Interest on Unpaid Salary
Another critical issue addressed by the court was the calculation of interest on the unpaid salary. Huntington argued that interest should accrue from the date of judicial demand, relying on LSA-C.C. art. 2924, which pertains to judicial interest. However, the court noted that LSA-C.C. art. 2000 states that interest on a sum of money is measured from the time it is due. The court examined previous case law and found a consistent application of the "date due" rule in similar contractual contexts, particularly in employment agreements. It recognized a divergence in jurisprudence regarding when interest begins to run but ultimately decided that the clearer and more applicable rule was to award interest from the date each salary installment was due. This conclusion aligned with the legislative intent in rewriting the relevant code articles. Therefore, the court affirmed the trial court's decision to award interest on the unpaid salary from the due dates of the payments.
Calculation Error in Judgment
The court identified an error in the trial court's calculation of the total amount owed to Meeks. While the trial judge initially determined Meeks was entitled to three installments that brought the total salary to $28,500, the actual monthly salary was calculated to be $2,375. Consequently, Meeks was entitled to three additional payments at this monthly rate, totaling $7,125, rather than the erroneously computed $7,175. The court modified the judgment to reflect this correction and ensure that the amount owed to Meeks accurately corresponded to his contractual salary.

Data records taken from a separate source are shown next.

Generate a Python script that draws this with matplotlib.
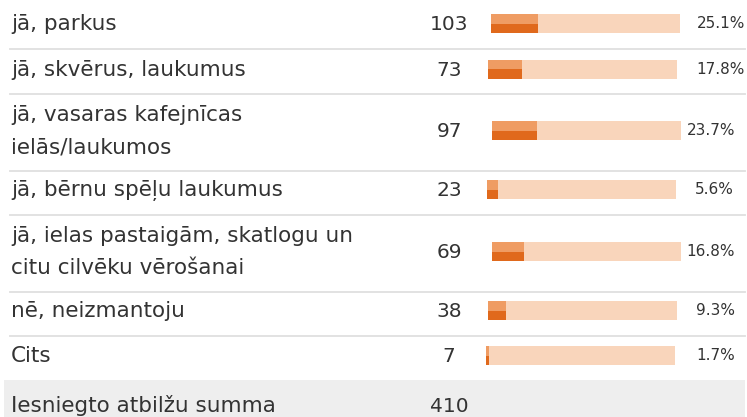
import matplotlib
matplotlib.use("Agg")
from matplotlib import pyplot as plt

# survey answers
labels = ["jā, parkus",
          "jā, skvērus, laukumus",
          "jā, vasaras kafejnīcas\nielās/laukumos",
          "jā, bērnu spēļu laukumus",
          "jā, ielas pastaigām, skatlogu un\ncitu cilvēku vērošanai",
          "nē, neizmantoju",
          "Cits"]
counts = [103, 73, 97, 23, 69, 38, 7]
percents = [25.1, 17.8, 23.7, 5.6, 16.8, 9.3, 1.7]
total_label = "Iesniegto atbilžu summa"
total = 410

# layout in pixels (y grows downwards)
W, H = 747, 417
row_mid = [23.5, 69, 130.5, 189.5, 251.5, 310.5, 355.5]
row_seps = [48.5, 93.5, 170.5, 214.5, 291.5, 335.5]
line_gap = 33
bar_left = [491, 488, 492, 487, 492, 488, 486]
bar_len = 189
bar_h = 19
pct_right = [745, 745, 735, 734, 735, 735, 735]
count_x = 449
label_sz = 15.5

txt = "#333333"
track = "#f9d5bb"
fill_dark = "#e0691c"
fill_light = "#ef9c63"

fig = plt.figure(figsize=(W / 100, H / 100), dpi=100)
ax = fig.add_axes([0, 0, 1, 1])
ax.set_xlim(0, W)
ax.set_ylim(H, 0)
ax.axis("off")

for y in row_seps:
    ax.plot([10, 745], [y, y], color="#dfdfdf", lw=1.3)

# summary row background
ax.barh(398.5, 741, left=4, height=37, color="#eeeeee")

for i, (lab, n, p) in enumerate(zip(labels, counts, percents)):
    y = row_mid[i]
    lines = lab.split("\n")
    first = y + 6.5 - (len(lines) - 1) * line_gap / 2
    for k, line in enumerate(lines):
        ax.text(11, first + k * line_gap, line, fontsize=label_sz, color=txt,
                va="baseline", ha="left")
    ax.text(count_x, y + 1, str(n), fontsize=14.5, color=txt,
            ha="center", va="center")
    # background track, then two-tone filled part
    ax.barh(y, bar_len, left=bar_left[i], height=bar_h, color=track)
    w = bar_len * p / 100
    ax.barh(y + bar_h / 4, w, left=bar_left[i], height=bar_h / 2,
            color=fill_dark)
    ax.barh(y - bar_h / 4, w, left=bar_left[i], height=bar_h / 2,
            color=fill_light)
    ax.text(pct_right[i], y, f"{p:.1f}%", fontsize=11, color=txt,
            ha="right", va="center")

ax.text(11, 411.5, total_label, fontsize=label_sz, color=txt, va="baseline")
ax.text(count_x, 411.5, str(total), fontsize=14.5, color=txt,
        ha="center", va="baseline")

plt.savefig("out.png", dpi=100)
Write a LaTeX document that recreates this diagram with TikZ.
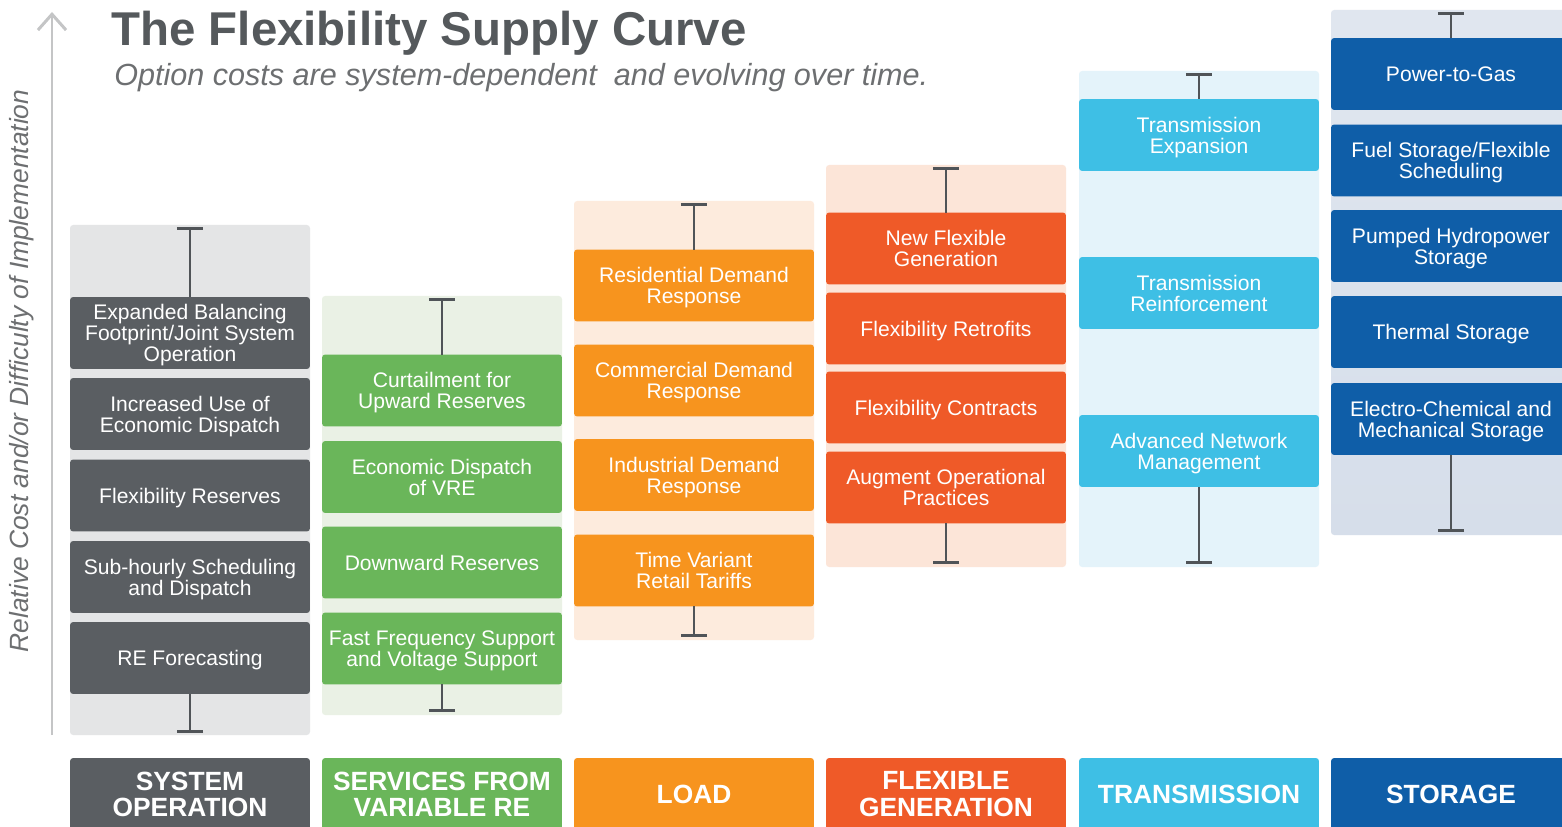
\documentclass[tikz,border=0pt]{standalone}
\usepackage{fontspec}
\setmainfont{Liberation Sans}
\usetikzlibrary{arrows.meta}

\definecolor{sysop}{HTML}{5A5E62}
\definecolor{sysopbg}{HTML}{E4E5E6}
\definecolor{vre}{HTML}{6AB65A}
\definecolor{vrebg}{HTML}{EAF1E5}
\definecolor{load}{HTML}{F7941E}
\definecolor{loadbg}{HTML}{FDEBDD}
\definecolor{flexgen}{HTML}{EF5A28}
\definecolor{flexgenbg}{HTML}{FCE5D8}
\definecolor{trans}{HTML}{3EBFE5}
\definecolor{transbg}{HTML}{E4F3FA}
\definecolor{storage}{HTML}{0F5EA8}
\definecolor{storagebg}{HTML}{D6DEEA}
\definecolor{titlegray}{HTML}{55595C}
\definecolor{subgray}{HTML}{6D6F71}
\definecolor{axisgray}{HTML}{C4C5C6}
\definecolor{bargray}{HTML}{505458}

\tikzset{
  option/.style={rectangle, rounded corners=1.8pt, text=white, align=center,
    minimum width=4.8cm, minimum height=1.44cm, inner sep=0pt, outer sep=0pt,
    text depth=-1pt, font=\fontsize{12}{12}\selectfont},
  category/.style={option, text depth=0pt, font=\fontsize{15}{15}\selectfont\bfseries},
  panel/.style={rounded corners=1.8pt},
  errbar/.style={bargray, line width=1.5pt, {Bar[width=15pt]}-},
}

\begin{document}
\begin{tikzpicture}[x=0.02cm, y=-0.02cm]
    \useasboundingbox (0,0) rectangle (1562,827);
    \fill[white] (0,0) rectangle (1562,827);
    \clip (0,0) rectangle (1562,827);

    % Heading and vertical axis
    \node[anchor=base west, inner sep=0pt, text=titlegray, font=\fontsize{27}{27}\selectfont\bfseries] (title) at (111,46) {The Flexibility Supply Curve};
    \node[anchor=base west, inner sep=0pt, text=subgray, font=\fontsize{17.4}{17.4}\selectfont\itshape] (subtitle) at (114,86) {Option costs are system-dependent\ \ and evolving over time.};
    \node[rotate=90, text=subgray, font=\fontsize{15}{15}\selectfont\itshape] (ylabel) at (22,371) {Relative Cost and/or Difficulty of Implementation};
    \coordinate (axis-lo) at (52,735);
    \coordinate (axis-hi) at (52,12);
    \draw[axisgray, line width=1.7pt, -{Straight Barb[length=9pt, width=16pt]}] (axis-lo) -- (axis-hi);

    % Cost ranges behind each column
    \fill[panel, sysopbg] (70,225) rectangle (310,735);
    \fill[panel, vrebg] (322,296) rectangle (562,715);
    \fill[panel, loadbg] (574,201) rectangle (814,640);
    \fill[panel, flexgenbg] (826,165) rectangle (1066,567);
    \shade[panel, top color=transbg, middle color=transbg!30, bottom color=transbg] (1079,71) rectangle (1319,567);
    \shade[panel, top color=storagebg!75, bottom color=storagebg] (1331,10) rectangle (1571,535);

    \coordinate (so-hi) at (190,227);  \coordinate (so-lo) at (190,733);
    \coordinate (vre-hi) at (442,298); \coordinate (vre-lo) at (442,712);
    \coordinate (ld-hi) at (694,203);  \coordinate (ld-lo) at (694,637);
    \coordinate (fg-hi) at (946,167);  \coordinate (fg-lo) at (946,564);
    \coordinate (tx-hi) at (1199,73);  \coordinate (tx-lo) at (1199,564);
    \coordinate (st-hi) at (1451,12);  \coordinate (st-lo) at (1451,532);

    % System operation
    \node[option, fill=sysop] (so1) at (190,333) {Expanded Balancing\\Footprint/Joint System\\Operation};
    \node[option, fill=sysop] (so2) at (190,414) {Increased Use of\\Economic Dispatch};
    \node[option, fill=sysop] (so3) at (190,495.5) {Flexibility Reserves};
    \node[option, fill=sysop] (so4) at (190,577) {Sub-hourly Scheduling\\and Dispatch};
    \node[option, fill=sysop] (so5) at (190,658) {RE Forecasting};

    % Services from variable RE
    \node[option, fill=vre] (vre1) at (442,390.5) {Curtailment for\\Upward Reserves};
    \node[option, fill=vre] (vre2) at (442,477) {Economic Dispatch\\of VRE};
    \node[option, fill=vre] (vre3) at (442,562.5) {Downward Reserves};
    \node[option, fill=vre] (vre4) at (442,648.5) {Fast Frequency Support\\and Voltage Support};

    % Load
    \node[option, fill=load] (ld1) at (694,285.5) {Residential Demand\\Response};
    \node[option, fill=load] (ld2) at (694,380.5) {Commercial Demand\\Response};
    \node[option, fill=load] (ld3) at (694,475) {Industrial Demand\\Response};
    \node[option, fill=load] (ld4) at (694,570.5) {Time Variant\\Retail Tariffs};

    % Flexible generation
    \node[option, fill=flexgen] (fg1) at (946,248.5) {New Flexible\\Generation};
    \node[option, fill=flexgen] (fg2) at (946,328.5) {Flexibility Retrofits};
    \node[option, fill=flexgen] (fg3) at (946,407.5) {Flexibility Contracts};
    \node[option, fill=flexgen] (fg4) at (946,487.5) {Augment Operational\\Practices};

    % Transmission
    \node[option, fill=trans] (tx1) at (1199,135) {Transmission\\Expansion};
    \node[option, fill=trans] (tx2) at (1199,293) {Transmission\\Reinforcement};
    \node[option, fill=trans] (tx3) at (1199,451) {Advanced Network\\Management};

    % Storage
    \node[option, fill=storage] (st1) at (1451,74) {Power-to-Gas};
    \node[option, fill=storage] (st2) at (1451,160.5) {Fuel Storage/Flexible\\Scheduling};
    \node[option, fill=storage] (st3) at (1451,246) {Pumped Hydropower\\Storage};
    \node[option, fill=storage] (st4) at (1451,332) {Thermal Storage};
    \node[option, fill=storage] (st5) at (1451,419) {Electro-Chemical and\\Mechanical Storage};

    % Error bars
    \draw[errbar] (so-hi) -- (so1.north);   \draw[errbar] (so-lo) -- (so5.south);
    \draw[errbar] (vre-hi) -- (vre1.north); \draw[errbar] (vre-lo) -- (vre4.south);
    \draw[errbar] (ld-hi) -- (ld1.north);   \draw[errbar] (ld-lo) -- (ld4.south);
    \draw[errbar] (fg-hi) -- (fg1.north);   \draw[errbar] (fg-lo) -- (fg4.south);
    \draw[errbar] (tx-hi) -- (tx1.north);   \draw[errbar] (tx-lo) -- (tx3.south);
    \draw[errbar] (st-hi) -- (st1.north);   \draw[errbar] (st-lo) -- (st5.south);

    % Category labels
    \node[category, fill=sysop] (so) at (190,794) {SYSTEM\\OPERATION};
    \node[category, fill=vre] (vre) at (442,794) {SERVICES FROM\\VARIABLE RE};
    \node[category, fill=load] (ld) at (694,794) {LOAD};
    \node[category, fill=flexgen] (fg) at (946,794) {FLEXIBLE\\GENERATION};
    \node[category, fill=trans] (tx) at (1199,794) {TRANSMISSION};
    \node[category, fill=storage] (st) at (1451,794) {STORAGE};
\end{tikzpicture}
\end{document}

This adjustment was necessary to uphold the integrity of the financial remedy awarded to him, ensuring it matched the terms of his employment contract.
Conclusion
In conclusion, the Louisiana Court of Appeal affirmed the trial court's ruling that Joseph E. Meeks was entitled to receive his full salary for June, July, and August 1983, as he had fulfilled his contractual obligations until the contract's expiration. The court upheld the decision to award interest on unpaid salary payments from the respective due dates. Additionally, the court corrected a calculation error in the judgment, ensuring Meeks' compensation reflected the accurate salary owed. The ruling clarified the legal principles surrounding employment contracts, resignation interpretations, and the accrual of interest, providing guidance for similar cases in the future. Thus, the court's decision reinforced the importance of maintaining clear contractual obligations and the proper calculation of owed amounts in employment relationships.